Literature Survey on the Productivity Slowdown and its Relation to Innovation Activities
Literature Survey on the Productivity Slowdown and its Relation to Innovation Activities
In a more long-term perspective, productivity growth has slowed down in many countries around the world in the recent two decades. Given the fact that many studies have shown that innovation is a key driver of productivity and economic growth, this might point towards decreasing returns to innovation and a depletable technology potential. New ideas can only be realized with more innovation effort and if successful innovations are associated with smaller productivity gains (Bloom et al. 2017). Increasing costs and decreasing benefits both lead to lower long-term profits from investing in innovation and as a result less firms would invest in innovation (Peters et al. 2017). Recent results based on the Mannheim Innovation Panel (MIP) corroborate a decreasing trend in the proportion of innovating firms in Germany.

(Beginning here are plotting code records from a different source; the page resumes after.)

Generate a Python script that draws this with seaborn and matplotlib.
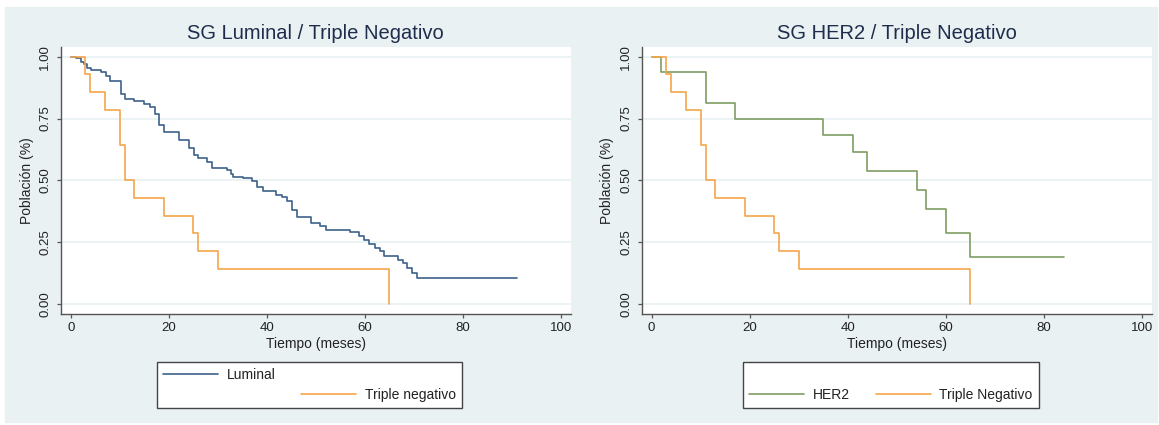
import matplotlib
matplotlib.use("Agg")
import matplotlib.pyplot as plt
import seaborn as sns
from matplotlib.lines import Line2D
from matplotlib.patches import Rectangle

# curvas de supervivencia
luminal_t = [0, 1, 2, 2.6, 3.3, 4.2, 6.1, 7.1, 8.1, 10.2, 11, 13, 15, 16.1, 17.1, 18.1, 19, 22,
             24.1, 25.1, 25.9, 27.8, 28.8, 31.9, 32.7, 33.2, 35.1, 36.9, 38, 39.2, 41.9, 43.1,
             44.1, 45.2, 46.1, 49.1, 50.8, 52, 56.9, 58.9, 59.9, 60.8, 62, 63, 64, 66.7, 67.7,
             68.7, 69.7, 70.7, 91]
luminal_s = [1, .993, .98, .97, .953, .945, .936, .922, .90, .85, .829, .82, .809, .797, .768,
             .722, .695, .662, .632, .602, .592, .575, .552, .542, .528, .515, .508, .497, .475,
             .458, .441, .432, .418, .381, .354, .33, .317, .301, .29, .274, .261, .245, .227,
             .214, .197, .18, .167, .147, .127, .108, .108]

tn_t = [0, 3, 4, 7, 10, 11, 13, 19, 25, 26, 30, 65]
tn_s = [1, .929, .857, .786, .643, .5, .429, .357, .286, .214, .143, 0]

her2_t = [0, 2, 11, 17, 35, 41, 44, 54, 56, 60, 65, 84]
her2_s = [1, .9375, .8125, .75, .682, .614, .537, .46, .383, .287, .191, .191]

titulos = ["SG Luminal / Triple Negativo", "SG HER2 / Triple Negativo"]
yticks = [0, 0.25, 0.5, 0.75, 1.0]
xticks = [0, 20, 40, 60, 80, 100]

AZUL = "#3D618A"
NARANJA = "#F5A54A"
VERDE = "#7E9E62"
FONDO = "#E9F1F3"
LW = 1.2

sns.set_style("ticks")
plt.rcParams["font.family"] = ["Liberation Sans", "DejaVu Sans"]

fig = plt.figure(figsize=(11.59, 4.25), dpi=100)
fig.patch.set_facecolor("white")
fig.patches.append(Rectangle((5 / 1159, 3 / 425), 1152 / 1159, 415 / 425,
                             transform=fig.transFigure, color=FONDO, zorder=-10))

ax1 = fig.add_axes([0.0526, 0.2612, 0.4398, 0.6289])
ax2 = fig.add_axes([0.5537, 0.2612, 0.4403, 0.6289])

def curva(ax, t, s, color):
    sns.lineplot(x=t, y=s, ax=ax, color=color, lw=LW, drawstyle="steps-post",
                 estimator=None, sort=False, legend=False)
    return ax.get_lines()[-1]

l_lum = curva(ax1, luminal_t, luminal_s, AZUL)
l_tn1 = curva(ax1, tn_t, tn_s, NARANJA)
l_her = curva(ax2, her2_t, her2_s, VERDE)
l_tn2 = curva(ax2, tn_t, tn_s, NARANJA)

for ax, titulo in zip([ax1, ax2], titulos):
    ax.set_facecolor("white")
    ax.set_xlim(-2, 102)
    ax.set_ylim(-0.039, 1.04)
    ax.set_xticks(xticks)
    ax.set_yticks(yticks)
    ax.set_yticklabels([f"{v:.2f}" for v in yticks])
    ax.grid(axis="y", color=FONDO, lw=1.2)
    ax.grid(axis="x", visible=False)
    for side in ["top", "right"]:
        ax.spines[side].set_visible(False)
    for side in ["left", "bottom"]:
        ax.spines[side].set_color("#555555")
        ax.spines[side].set_linewidth(1.0)
    ax.tick_params(axis="both", direction="out", length=3, width=0.9, color="#555555",
                   labelsize=9.5, labelcolor="#222222")
    ax.tick_params(axis="y", labelrotation=90, pad=4)
    ax.tick_params(axis="x", pad=3)
    for lbl in ax.get_yticklabels():
        lbl.set_va("center")
    ax.set_xlabel("Tiempo (meses)", fontsize=10, color="#222222", labelpad=2)
    ax.set_ylabel("Población (%)", fontsize=10, color="#222222", labelpad=4)
    ax.text(0.5, 1.051, titulo, transform=ax.transAxes, ha="center", va="center",
            fontsize=14.5, color="#1F2D4D")

vacio = Line2D([], [], color="none")
opts = dict(loc="upper left", ncol=2, fontsize=10, frameon=True, fancybox=False,
            edgecolor="#444444", framealpha=1, handlelength=3.95, handletextpad=0.63,
            columnspacing=1.85, borderpad=0.45, labelspacing=0.4, borderaxespad=0,
            bbox_transform=fig.transFigure)

leg1 = fig.legend([l_lum, vacio, vacio, l_tn1], ["Luminal", "", "", "Triple negativo"],
                  bbox_to_anchor=(157 / 1159, 1 - 362 / 425), **opts)
leg2 = fig.legend([vacio, l_her, vacio, l_tn2], ["", "HER2", "", "Triple Negativo"],
                  bbox_to_anchor=(743 / 1159, 1 - 362 / 425), **opts)
for leg in [leg1, leg2]:
    leg.get_frame().set_linewidth(1.0)
    for txt in leg.get_texts():
        txt.set_color("#222222")

fig.savefig("out.png", dpi=100, facecolor=fig.get_facecolor())
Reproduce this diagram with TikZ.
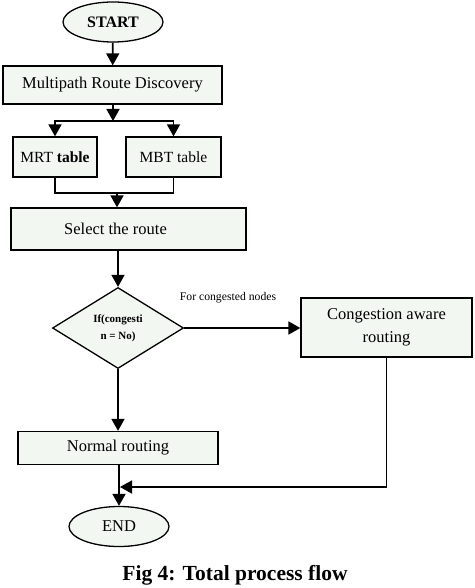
\documentclass[tikz,border=0pt]{standalone}
\usepackage{fontspec}
\setmainfont{Liberation Serif}
\usetikzlibrary{shapes.geometric,arrows.meta}
\definecolor{boxfill}{RGB}{242,247,242}
\begin{document}
\begin{tikzpicture}[x=1pt,y=-1pt,
  box/.style={draw, line width=1.3pt, fill=boxfill, inner sep=0pt, font=\fontsize{16.5}{23}\selectfont, align=center},
  oval/.style={draw, ellipse, line width=1.3pt, fill=boxfill, inner sep=0pt, minimum width=100pt, minimum height=40pt},
  arr/.style={line width=1.7pt, -{Triangle[length=12pt,width=13pt]}},
  ln/.style={line width=1.7pt}]
\useasboundingbox (0,0) rectangle (474,588);
\fill[white] (0,0) rectangle (474,588);

\node[oval, font=\fontsize{16}{18}\selectfont\bfseries] (start) at (113,22) {START};
\node[box, minimum width=219pt, minimum height=38pt] (mrd) at (112.5,85) {Multipath Route Discovery};
\node[box, minimum width=84pt, minimum height=40pt, font=\fontsize{15.5}{18}\selectfont] (mrt) at (55,157) {MRT \textbf{table}};
\node[box, minimum width=95pt, minimum height=40pt, font=\fontsize{15.5}{18}\selectfont] (mbt) at (173.5,157) {MBT table};
\node[box, minimum width=235pt, minimum height=42pt] (sel) at (128.5,229) {\hspace*{-26pt}Select the route};
\node[draw, diamond, line width=1.3pt, fill=boxfill, inner sep=0pt, minimum width=131pt, minimum height=81pt, align=center, font=\fontsize{11}{17}\selectfont\bfseries] (dia) at (118,328) {If(congesti\\n = No)};
\node[box, minimum width=171pt, minimum height=59pt] (cong) at (386.5,327.5) {Congestion aware\\routing};
\node[box, minimum width=200pt, minimum height=33pt] (norm) at (118,448) {Normal routing};
\node[oval, font=\fontsize{16.5}{18}\selectfont] (end) at (119,526.5) {END};
\node[font=\fontsize{11.7}{13}\selectfont] (lbl) at (228,298) {For congested nodes};
\node[font=\fontsize{21.5}{24}\selectfont\bfseries] (cap) at (235,575) {Fig 4: Total process flow};

\coordinate (j1) at (113,121);
\coordinate (j2) at (117,193);
\coordinate (j3) at (120,487);

\draw[arr] (start) -- (mrd);
\draw[arr] (mrd.south -| j1) -- (j1);
\draw[arr] (j1) -| (mrt.north);
\draw[arr] (j1) -| (mbt.north);
\draw[ln] (mrt.south) |- (j2);
\draw[ln] (mbt.south) |- (j2);
\draw[arr] (j2) -- (j2 |- sel.north);
\draw[arr] (sel.south -| dia.north) -- (dia.north);
\draw[arr] (dia.east) -- (dia.east -| cong.west);
\draw[arr] (dia.south) -- (norm.north -| dia.south);
\draw[arr] (norm.south -| end.north) -- (end.north);
\draw[arr] (cong.south) |- (j3);
\end{tikzpicture}
\end{document}
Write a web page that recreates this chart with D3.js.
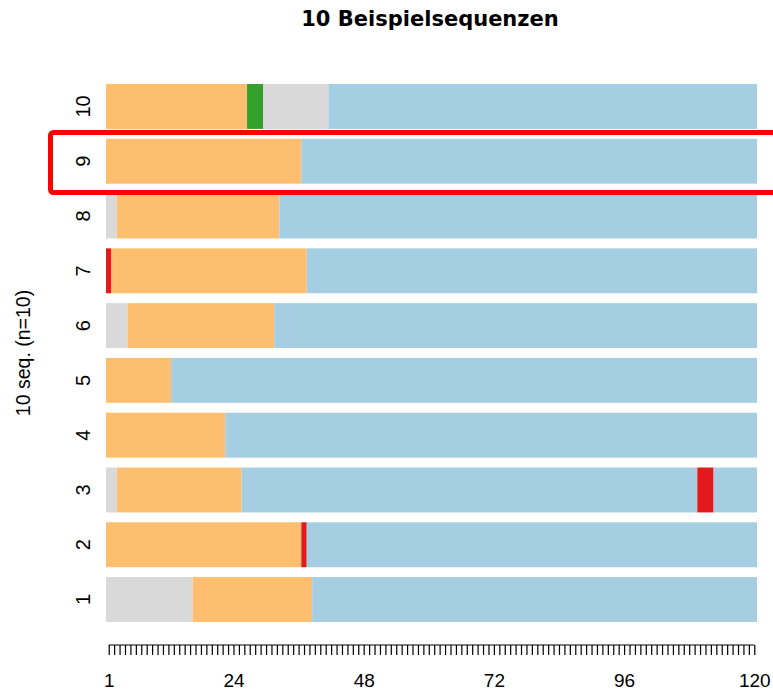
<!DOCTYPE html>
<html>
<head>
<meta charset="utf-8">
<script src="https://cdn.jsdelivr.net/npm/d3@7"></script>
<style>
  body { margin: 0; background: #fff; }
  text { font-family: "Liberation Sans", Arial, sans-serif; fill: #000; }
</style>
</head>
<body>
<script>
// states and their colours (Paired palette)
const stateNames = ['S1', 'S2', 'S3', 'S4', 'S5'];
const stateColors = ['#FDBF6F', '#A6CEE3', '#D9D9D9', '#33A02C', '#E31A1C'];

// sequence labels, bottom to top
const rowLabels = ['1', '2', '3', '4', '5', '6', '7', '8', '9', '10'];

// spells per sequence: [state, duration]
const seq1 = [['S3', 16], ['S1', 22], ['S2', 82]];
const seq2 = [['S1', 36], ['S5', 1], ['S2', 83]];
const seq3 = [['S3', 2], ['S1', 23], ['S2', 84], ['S5', 3], ['S2', 8]];
const seq4 = [['S1', 22], ['S2', 98]];
const seq5 = [['S1', 12], ['S2', 108]];
const seq6 = [['S3', 4], ['S1', 27], ['S2', 89]];
const seq7 = [['S5', 1], ['S1', 36], ['S2', 83]];
const seq8 = [['S3', 2], ['S1', 30], ['S2', 88]];
const seq9 = [['S1', 36], ['S2', 84]];
const seq10 = [['S1', 26], ['S4', 3], ['S3', 12], ['S2', 79]];
const sequences = [seq1, seq2, seq3, seq4, seq5, seq6, seq7, seq8, seq9, seq10];

const positions = d3.range(1, 121);
const labelledTicks = [1, 24, 48, 72, 96, 120];

const W = 773, H = 693;
const plot = { left: 106, right: 757, top: 84, bottom: 622 };

const svg = d3.select('body').append('svg')
  .attr('width', W)
  .attr('height', H);

const color = d3.scaleOrdinal().domain(stateNames).range(stateColors);
const x = d3.scaleLinear().domain([0, 120]).range([plot.left, plot.right]);
const xTick = d3.scaleLinear().domain([0.5, 120.5]).range([plot.left, plot.right]);
const y = d3.scaleBand().domain(rowLabels).range([plot.bottom, plot.top]).paddingInner(0.18);

// turn spells into start/end pieces
const pieces = [];
sequences.forEach((spells, i) => {
  let start = 0;
  spells.forEach(([s, len]) => {
    pieces.push({ row: rowLabels[i], state: s, start, end: start + len });
    start += len;
  });
});

svg.append('g')
  .selectAll('rect')
  .data(pieces)
  .enter()
  .append('rect')
  .attr('x', d => x(d.start))
  .attr('y', d => y(d.row))
  .attr('width', d => x(d.end) - x(d.start))
  .attr('height', y.bandwidth())
  .attr('fill', d => color(d.state));

// x axis
const axisY = 645;
const gx = svg.append('g')
  .attr('transform', `translate(0,${axisY})`)
  .call(d3.axisBottom(xTick)
    .tickValues(positions)
    .tickSize(10)
    .tickFormat(d => labelledTicks.includes(d) ? d : ''));
gx.select('.domain').remove();
gx.selectAll('.tick line').attr('stroke', '#000').attr('stroke-width', 1.2);
gx.selectAll('.tick text')
  .attr('y', 42)
  .attr('dy', 0)
  .style('font-size', '19px');
gx.append('line')
  .attr('x1', xTick(1))
  .attr('x2', xTick(120))
  .attr('stroke', '#000')
  .attr('stroke-width', 1.2);

// y labels (rotated, no ticks)
svg.append('g')
  .selectAll('text')
  .data(rowLabels)
  .enter()
  .append('text')
  .attr('transform', d => `translate(90,${y(d) + y.bandwidth() / 2}) rotate(-90)`)
  .attr('text-anchor', 'middle')
  .style('font-size', '20px')
  .text(d => d);

svg.append('text')
  .attr('transform', `translate(30,${(plot.top + plot.bottom) / 2}) rotate(-90)`)
  .attr('text-anchor', 'middle')
  .style('font-size', '19.5px')
  .text('10 seq. (n=10)');

svg.append('text')
  .attr('x', 430)
  .attr('y', 26)
  .attr('text-anchor', 'middle')
  .style('font-family', '"DejaVu Sans", sans-serif')
  .style('font-size', '21px')
  .style('font-weight', 'bold')
  .text('10 Beispielsequenzen');

// highlight box around sequence 9 (runs off the right edge)
svg.append('rect')
  .attr('x', 50.5)
  .attr('y', 132.5)
  .attr('width', 740)
  .attr('height', 60)
  .attr('rx', 3)
  .attr('fill', 'none')
  .attr('stroke', '#FF0000')
  .attr('stroke-width', 5);
</script>
</body>
</html>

In contrast, another stream of the literature argues that the productivity slowdown is a temporary phenomenon. In particular, digital technologies and their huge potential for far reaching changes in production, often labelled as industry 4.0., will show up in increasing future productivity gains (Brynjolfsson and McAfee 2014). In addition to these two central hypotheses, the literature puts forward additional explanations for the productivity slowdown like a lower and slow diffusion of innovation in the economy, structural change (with increasing income, demand is shifted towards services where returns to R&D and innovation are supposed to be smaller), lack of IT-related skills and qualifications and measurement errors. The project (i) summarized the empirical evidence on the role of R&D, innovation and digitalization for the productivity slowdown, (ii) depicted the long-term productivity development in Germany, UK, France, Sweden, Switzerland, US, Japan, China and South Korea and (iii) investigated the role of innovation and other main drivers for the productivity evolution in these nine countries.